Sharlene Goff, Retail Banking Correspondent of the Financial Times, focusses on the Co-operative Bank’s raising of £400m additional capital, announced in March, following higher than expected compensation bills for mis-selling products, overcharging and statement errors.
She asserts that investors have expressed confidence in the recovery of the Co-operative Bank by subscribing to a fresh capital raising that almost doubles the size of the lender’s share base. That’s one way of looking at it . . . Two large investors, hedge funds Silver Point and Perry Capital, increased their holdings and were given the right to nominate a director to the bank board.
Worth watching: the role of Co-operative life peer, Lord Mervyn Davies, Baron Davies of Abersoch, a former Labour government trade minister, who has passed through many revolving doors – recently to Corsair Capital (approached to invest in the Co-op Bank) and Chime (Bell Pottinger-related).
It is reported in the Telegraph, that in return for four fund managers’ commitment to buy the maximum amount of shares on offer to them, they will receive almost £2m in commission payments from the Co-op Bank.
The Co-op Group is still the largest single shareholder in the bank and formerly appointed two directors to the bank board, but can now only appoint one. It still owes the bank £263m as part of its December £1.5bn recapitalisation. Ms Goff points out that due to financial pressures at the Co-operative Group it sold existing shares and reduced its stake in the bank from 30% to about 20%.
Niall Booker, the bank’s chief executive, explained that the share placing would “reset” its capital position. It takes the bank’s core equity tier one capital ratio – a key measure of financial strength – back above the 7% minimum common equity Tier 1/Risk Weighted Assets (CET1/RWA) ratio that all banks in the world will have to hold under new Basel III rules.

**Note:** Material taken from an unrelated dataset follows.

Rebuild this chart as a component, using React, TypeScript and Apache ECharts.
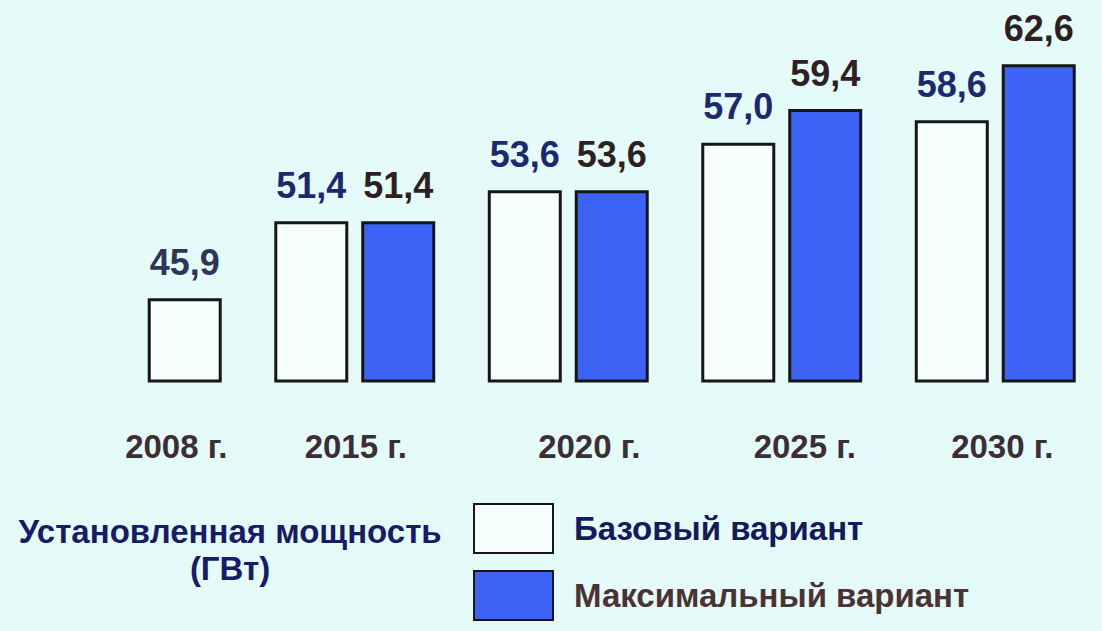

Mark Garnier, Conservative MP and member of the Treasury Select Committee, said ‘But there is a serious issue about the identity of the bank. The Rochdale principles and the Co-operative ethos is a major asset, and customers buy into it. But if you’re down to 20% you’re stretching credibility to use the Co-op brand. Ultimately the Co-op bank will have to rebrand one way or another.’
More cheering news, according to Sharlene Goff, is that these changes will not affect the way the bank is run, or its ability to use the Co-op brand, because the lender must still abide by certain ethical principles as long as the Co-op Group’s stake remains above 20%.